Supplied material:
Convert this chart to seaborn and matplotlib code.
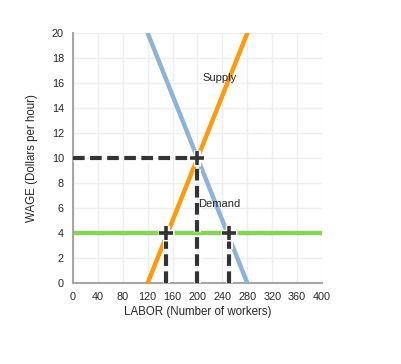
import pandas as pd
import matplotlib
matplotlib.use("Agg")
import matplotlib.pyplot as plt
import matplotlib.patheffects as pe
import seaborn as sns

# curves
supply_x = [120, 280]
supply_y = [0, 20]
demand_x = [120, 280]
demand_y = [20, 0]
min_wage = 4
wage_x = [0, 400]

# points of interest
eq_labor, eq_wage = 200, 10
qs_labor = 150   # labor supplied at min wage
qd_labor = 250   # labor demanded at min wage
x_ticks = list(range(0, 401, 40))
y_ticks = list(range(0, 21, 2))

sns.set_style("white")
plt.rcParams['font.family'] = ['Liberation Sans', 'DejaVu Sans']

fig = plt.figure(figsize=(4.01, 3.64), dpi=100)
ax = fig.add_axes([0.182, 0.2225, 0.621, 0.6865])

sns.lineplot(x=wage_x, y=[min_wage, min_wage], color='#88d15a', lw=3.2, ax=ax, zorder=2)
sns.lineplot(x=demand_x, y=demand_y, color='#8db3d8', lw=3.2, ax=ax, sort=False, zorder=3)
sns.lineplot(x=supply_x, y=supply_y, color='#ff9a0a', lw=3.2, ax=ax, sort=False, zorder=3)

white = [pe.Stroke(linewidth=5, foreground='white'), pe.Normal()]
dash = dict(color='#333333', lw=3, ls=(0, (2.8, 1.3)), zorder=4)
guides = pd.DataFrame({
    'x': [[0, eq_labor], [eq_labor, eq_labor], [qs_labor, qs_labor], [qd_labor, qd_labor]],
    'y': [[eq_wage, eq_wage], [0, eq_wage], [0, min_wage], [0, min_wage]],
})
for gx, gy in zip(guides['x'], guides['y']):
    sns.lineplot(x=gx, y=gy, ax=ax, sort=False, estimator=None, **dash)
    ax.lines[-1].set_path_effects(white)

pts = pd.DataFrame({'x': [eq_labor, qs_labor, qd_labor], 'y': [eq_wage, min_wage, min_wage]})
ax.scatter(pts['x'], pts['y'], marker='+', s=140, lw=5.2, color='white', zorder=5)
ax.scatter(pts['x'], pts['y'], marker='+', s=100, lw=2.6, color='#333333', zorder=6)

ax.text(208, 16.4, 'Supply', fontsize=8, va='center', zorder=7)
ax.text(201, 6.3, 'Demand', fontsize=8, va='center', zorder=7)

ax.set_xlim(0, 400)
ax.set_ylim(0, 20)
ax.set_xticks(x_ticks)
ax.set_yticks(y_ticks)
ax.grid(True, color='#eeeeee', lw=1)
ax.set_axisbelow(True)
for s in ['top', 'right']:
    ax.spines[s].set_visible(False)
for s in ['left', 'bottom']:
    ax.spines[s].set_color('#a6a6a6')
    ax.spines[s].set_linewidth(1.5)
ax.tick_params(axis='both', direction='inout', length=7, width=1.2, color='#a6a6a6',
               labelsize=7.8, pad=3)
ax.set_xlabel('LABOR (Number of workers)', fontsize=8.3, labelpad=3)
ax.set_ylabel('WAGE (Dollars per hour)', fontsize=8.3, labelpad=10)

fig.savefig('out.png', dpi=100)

What is expected: Omit the pictures, and quote the material above exactly as given.

Output for this exercise:
Convert this chart to seaborn and matplotlib code.
import pandas as pd
import matplotlib
matplotlib.use("Agg")
import matplotlib.pyplot as plt
import matplotlib.patheffects as pe
import seaborn as sns

# curves
supply_x = [120, 280]
supply_y = [0, 20]
demand_x = [120, 280]
demand_y = [20, 0]
min_wage = 4
wage_x = [0, 400]

# points of interest
eq_labor, eq_wage = 200, 10
qs_labor = 150   # labor supplied at min wage
qd_labor = 250   # labor demanded at min wage
x_ticks = list(range(0, 401, 40))
y_ticks = list(range(0, 21, 2))

sns.set_style("white")
plt.rcParams['font.family'] = ['Liberation Sans', 'DejaVu Sans']

fig = plt.figure(figsize=(4.01, 3.64), dpi=100)
ax = fig.add_axes([0.182, 0.2225, 0.621, 0.6865])

sns.lineplot(x=wage_x, y=[min_wage, min_wage], color='#88d15a', lw=3.2, ax=ax, zorder=2)
sns.lineplot(x=demand_x, y=demand_y, color='#8db3d8', lw=3.2, ax=ax, sort=False, zorder=3)
sns.lineplot(x=supply_x, y=supply_y, color='#ff9a0a', lw=3.2, ax=ax, sort=False, zorder=3)

white = [pe.Stroke(linewidth=5, foreground='white'), pe.Normal()]
dash = dict(color='#333333', lw=3, ls=(0, (2.8, 1.3)), zorder=4)
guides = pd.DataFrame({
    'x': [[0, eq_labor], [eq_labor, eq_labor], [qs_labor, qs_labor], [qd_labor, qd_labor]],
    'y': [[eq_wage, eq_wage], [0, eq_wage], [0, min_wage], [0, min_wage]],
})
for gx, gy in zip(guides['x'], guides['y']):
    sns.lineplot(x=gx, y=gy, ax=ax, sort=False, estimator=None, **dash)
    ax.lines[-1].set_path_effects(white)

pts = pd.DataFrame({'x': [eq_labor, qs_labor, qd_labor], 'y': [eq_wage, min_wage, min_wage]})
ax.scatter(pts['x'], pts['y'], marker='+', s=140, lw=5.2, color='white', zorder=5)
ax.scatter(pts['x'], pts['y'], marker='+', s=100, lw=2.6, color='#333333', zorder=6)

ax.text(208, 16.4, 'Supply', fontsize=8, va='center', zorder=7)
ax.text(201, 6.3, 'Demand', fontsize=8, va='center', zorder=7)

ax.set_xlim(0, 400)
ax.set_ylim(0, 20)
ax.set_xticks(x_ticks)
ax.set_yticks(y_ticks)
ax.grid(True, color='#eeeeee', lw=1)
ax.set_axisbelow(True)
for s in ['top', 'right']:
    ax.spines[s].set_visible(False)
for s in ['left', 'bottom']:
    ax.spines[s].set_color('#a6a6a6')
    ax.spines[s].set_linewidth(1.5)
ax.tick_params(axis='both', direction='inout', length=7, width=1.2, color='#a6a6a6',
               labelsize=7.8, pad=3)
ax.set_xlabel('LABOR (Number of workers)', fontsize=8.3, labelpad=3)
ax.set_ylabel('WAGE (Dollars per hour)', fontsize=8.3, labelpad=10)

fig.savefig('out.png', dpi=100)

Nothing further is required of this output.